First, we have two points: $(2, 24)$ and $(3, 144)$.
For an exponential function $y=ab^x$, when $x$ goes up by 1, $y$ gets multiplied by $b$.
Look, $x$ goes from 2 to 3, which is an increase of 1!
So, if $y=ab^2=24$ and $y=ab^3=144$, we can find $b$ by dividing the $y$ values:
$144 \div 24 = 6$. So, our "multiplication amount" $b$ is 6!

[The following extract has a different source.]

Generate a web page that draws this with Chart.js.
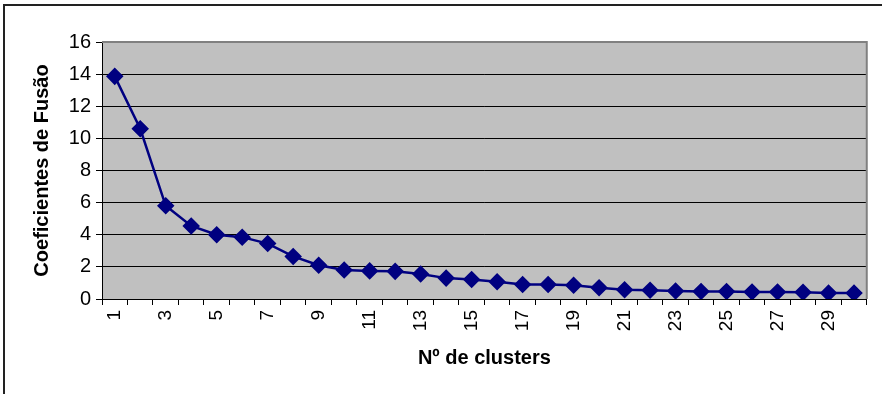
<!DOCTYPE html>
<html lang="pt">
  <head>
    <meta charset="UTF-8" />
    <title>Coeficientes de Fusão</title>
    <script src="https://cdn.jsdelivr.net/npm/chart.js"></script>
    <style>
      html, body { margin: 0; padding: 0; background: #fff; }
      #wrap { width: 882px; height: 394px; }
    </style>
  </head>
  <body>
    <div id="wrap"><canvas id="myChart"></canvas></div>
    <script>
      // nº de clusters
      var clusters = [];
      for (var i = 1; i <= 30; i++) clusters.push(String(i));

      // coeficientes de fusão
      var coeficientes = [
        13.86, 10.6, 5.8, 4.55, 4.0, 3.85, 3.45, 2.65, 2.1, 1.8,
        1.75, 1.72, 1.55, 1.3, 1.22, 1.07, 0.9, 0.9, 0.85, 0.7,
        0.58, 0.55, 0.5, 0.47, 0.47, 0.44, 0.44, 0.42, 0.37, 0.37
      ];

      var yTicks = [0, 2, 4, 6, 8, 10, 12, 14, 16];

      // gray plot area + outer frame
      var bgPlugin = {
        id: "bg",
        beforeDraw: function (chart) {
          var c = chart.ctx, a = chart.chartArea;
          c.save();
          c.fillStyle = "#c0c0c0";
          c.fillRect(a.left, a.top, a.right - a.left, a.bottom - a.top);
          c.strokeStyle = "#222";
          c.lineWidth = 2;
          c.beginPath();
          c.moveTo(4, 400);
          c.lineTo(4, 5);
          c.lineTo(900, 5);
          c.stroke();
          c.restore();
        },
        afterDatasetsDraw: function (chart) {
          var c = chart.ctx, a = chart.chartArea;
          c.save();
          c.strokeStyle = "#808080";
          c.lineWidth = 2;
          c.beginPath();
          c.moveTo(a.left, a.top);
          c.lineTo(a.right, a.top);
          c.lineTo(a.right, a.bottom);
          c.stroke();
          c.restore();
        }
      };

      var fam = "Liberation Sans, Arial, sans-serif";
      var ctx = document.getElementById("myChart").getContext("2d");
      var chart = new Chart(ctx, {
        type: "line",
        data: {
          labels: clusters,
          datasets: [{
            data: coeficientes,
            borderColor: "#000080",
            backgroundColor: "#000080",
            borderWidth: 2.5,
            pointStyle: "rectRot",
            pointRadius: 7,
            pointHoverRadius: 7,
            tension: 0,
            fill: false
          }]
        },
        plugins: [bgPlugin],
        options: {
          responsive: true,
          maintainAspectRatio: false,
          animation: false,
          layout: { padding: { top: 42, right: 11, left: 0, bottom: 0 } },
          plugins: { legend: { display: false }, tooltip: { enabled: false } },
          scales: {
            x: {
              offset: true,
              grid: { offset: true, drawOnChartArea: false, drawTicks: true, tickLength: 6, color: "#000" },
              border: { color: "#000", width: 1 },
              ticks: {
                color: "#000",
                font: { family: fam, size: 19 },
                minRotation: 90,
                maxRotation: 90,
                autoSkip: false,
                padding: 5,
                callback: function (v, idx) { return idx % 2 === 0 ? clusters[idx] : ""; }
              },
              title: {
                display: true,
                text: "Nº de clusters",
                color: "#000",
                font: { family: fam, size: 20, weight: "bold" },
                padding: { top: 0, bottom: 24 }
              },
              afterFit: function (s) { s.height = 394 - 299; }
            },
            y: {
              min: 0,
              max: 16,
              afterBuildTicks: function (s) { s.ticks = yTicks.map(function (v) { return { value: v }; }); },
              grid: {
                color: function (c) { return c.tick && c.tick.value === 16 ? "#808080" : "#000"; },
                tickColor: "#000",
                tickLength: 6,
                lineWidth: 1
              },
              border: { color: "#000", width: 1 },
              ticks: {
                color: "#000",
                font: { family: fam, size: 20 },
                padding: 5
              },
              title: {
                display: true,
                text: "Coeficientes de Fusão",
                color: "#000",
                font: { family: fam, size: 20, weight: "bold" },
                padding: { top: 30, bottom: 0 }
              },
              afterFit: function (s) { s.width = 102; }
            }
          }
        }
      });
    </script>
  </body>
</html>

Now we know $b=6$. Let's use one of the points to find $a$. I'll use $(2, 24)$.
Substitute $x=2$, $y=24$, and $b=6$ into our function $y=ab^x$:
$24 = a \cdot (6)^2$
$24 = a \cdot 36$

To find $a$, we just need to divide 24 by 36:
$a = \frac{24}{36}$
We can simplify this fraction! Both 24 and 36 can be divided by 12.
$a = \frac{24 \div 12}{36 \div 12} = \frac{2}{3}$

So, our "starting point" $a$ is $\frac{2}{3}$.
Now we have both $a$ and $b$, so we can write the function!
$y = \frac{2}{3} (6)^x$

Alternative answer

Answer: $y = \frac{2}{3} \cdot 6^x$

Explain
This is a question about finding the equation of an exponential function given two points . The solving step is:

First, I know an exponential function looks like $y = ab^x$. This means that every time 'x' goes up by 1, the 'y' value gets multiplied by 'b'.
I have two points: $(2, 24)$ and $(3, 144)$.
When 'x' goes from 2 to 3 (that's an increase of 1), the 'y' value goes from 24 to 144.
To find 'b', I can just see what 24 got multiplied by to become 144. So, I divide 144 by 24:
$b = 144 \div 24 = 6$.

Now I know my function looks like $y = a \cdot 6^x$.
Next, I need to find 'a'. I can use either point, so I'll use $(2, 24)$.
This means when $x=2$, $y=24$. Let's put those numbers into my function:
$24 = a \cdot 6^2$
$24 = a \cdot (6 \times 6)$
$24 = a \cdot 36$

To find 'a', I need to figure out what number times 36 gives me 24. That's like dividing 24 by 36:
$a = 24 \div 36$.
This is a fraction, $\frac{24}{36}$. I can simplify it! Both 24 and 36 can be divided by 12.
$24 \div 12 = 2$
$36 \div 12 = 3$
So, $a = \frac{2}{3}$.

Putting 'a' and 'b' back into the general form, the exponential function is $y = \frac{2}{3} \cdot 6^x$.